L’ebbrezza della lentezza

mercoledì 18 ottobre 2023


Chi ha perso gran parte della voglia di guidare la propria automobile, ed è indeciso – la vendo, non la vendo – può risolvere ogni dubbio imboccando l’autostrada che collega Bilbao e San Sebastián, Donostia nella lingua basca. Anche con un mezzo a noleggio, non c’è problema: la sensazione sarà comunque strabiliante. Un centinaio di chilometri, quattordici euro di pedaggio, ma non importa. Si parte immaginando di arrivare sulla spiaggia più chic della Penisola iberica in meno di un’ora, essendo centoventi orari il limite spagnolo nelle autovie e nelle autopiste, tutte a quattro corsie, ma queste ultime a pedaggio. Limiti inferiori sono giustificati da percorsi montuosi, e questo lo è. Anzi, attraversa magnifiche foreste verdi, un vero spettacolo che ricorda le Alpi svizzere e austriache. Ma le curve sono tutte ampie, e i primi cartelli che ci fanno rallentare a cento, ottanta, sessanta, ci sembrano eccessivi, ma non ci facciamo caso. Poi inizia il videogioco: autovelox uno dietro l’altro, piccoli, gialli, ognuno con un segnalino che indica la velocità massima di quel punto, che cambierà subito dopo, e così via, anche due volte in un chilometro.

Cento, poi ottanta, sessanta, ancora cento, ma per poco: accelerazioni e decelerazioni trasformano la nostra vettura in una di quelle controllate da un joystick. Vai, frena, vai, frena, con gioia dell’apparato digerente. Sembra uno scherzo, ma a Donostia non si arriva mai, e non bisogna guardare tanto la strada quanto i cartelli e i rilevatori di velocità, sempre pronti a mandarci regalini se non li abbiamo rispettati. In attesa di posta indesiderata, arriviamo a San Sebastián, e qui gli accusatori del Comune di Bologna, quelli che hanno definito il limite di trenta orari come roba della sinistra politicamente corretta, avranno una certa delusione: i trenta campeggiano in tutte le città spagnole, e scendono a venti nelle aree pedonali in cui si avesse il permesso di circolazione. Ma la basca Donostia ha fatto di più: nelle piccole traverse perpendicolari al lungomare, si scende a dieci all’ora di velocità massima. Lo zero è vicinissimo, e occorre una certa esperienza di guida per realizzare queste acrobazie statiche da guinness dei primati.
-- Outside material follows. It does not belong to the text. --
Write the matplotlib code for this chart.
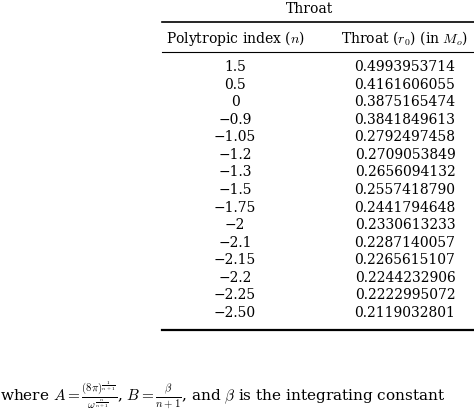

Il senso di tutto questo dovrebbe essere quello di salvare vite umane. Ma gli eccessi fanno pensare ad altro, e ci si chiede come l’industria automobilistica, soprattutto quella che si vanta di cinquecento cavalli a soli duecentomila euro, resista a questi segnali, non pensi di aver perso la propria ragione di esistere e inizi a riconvertire le produzioni verso l’agricolo. E Gianni Morandi? Sarebbe costretto a cantare “andavo a dieci all’ora”: chi avrebbe comprato il suo disco? Già da tempo Oslo ha proibito la circolazione urbana alle automobili con motori termici: forse i norvegesi compreranno in massa la Rimac Nevera, con un elettrico da 1914 cavalli che garantisce quattrocentoquindici chilometri orari e un mal di testa che non passerà per un mese, visto che scatta da zero a cento all’ora in un secondo e otto decimi. E non è la più veloce del mondo, stracciata dal gruppetto delle cinquecento, non nel senso di Fiat, ma di auto che raggiungono o superano una velocità cinquanta volte superiore al limite dei vicoletti baschi. Ma dove? Pilotate da chi? Siamo nell’universo delle contraddizioni, il buon senso è presente solo con rare tracce, e mentre i pedoni ci sorpassano ci chiediamo se qualcuno, altrove, molto altrove, si stia lamentando perché l’utilitaria non infranga ancora la barriera del suono. Bei tempi erano quelli degli onesti centottanta liberi, anche se è innegabile che producevano incidenti, le cui vittime finivano troppo spesso nei carri funebri. Comunque, più veloci dei Suv nelle strade basche.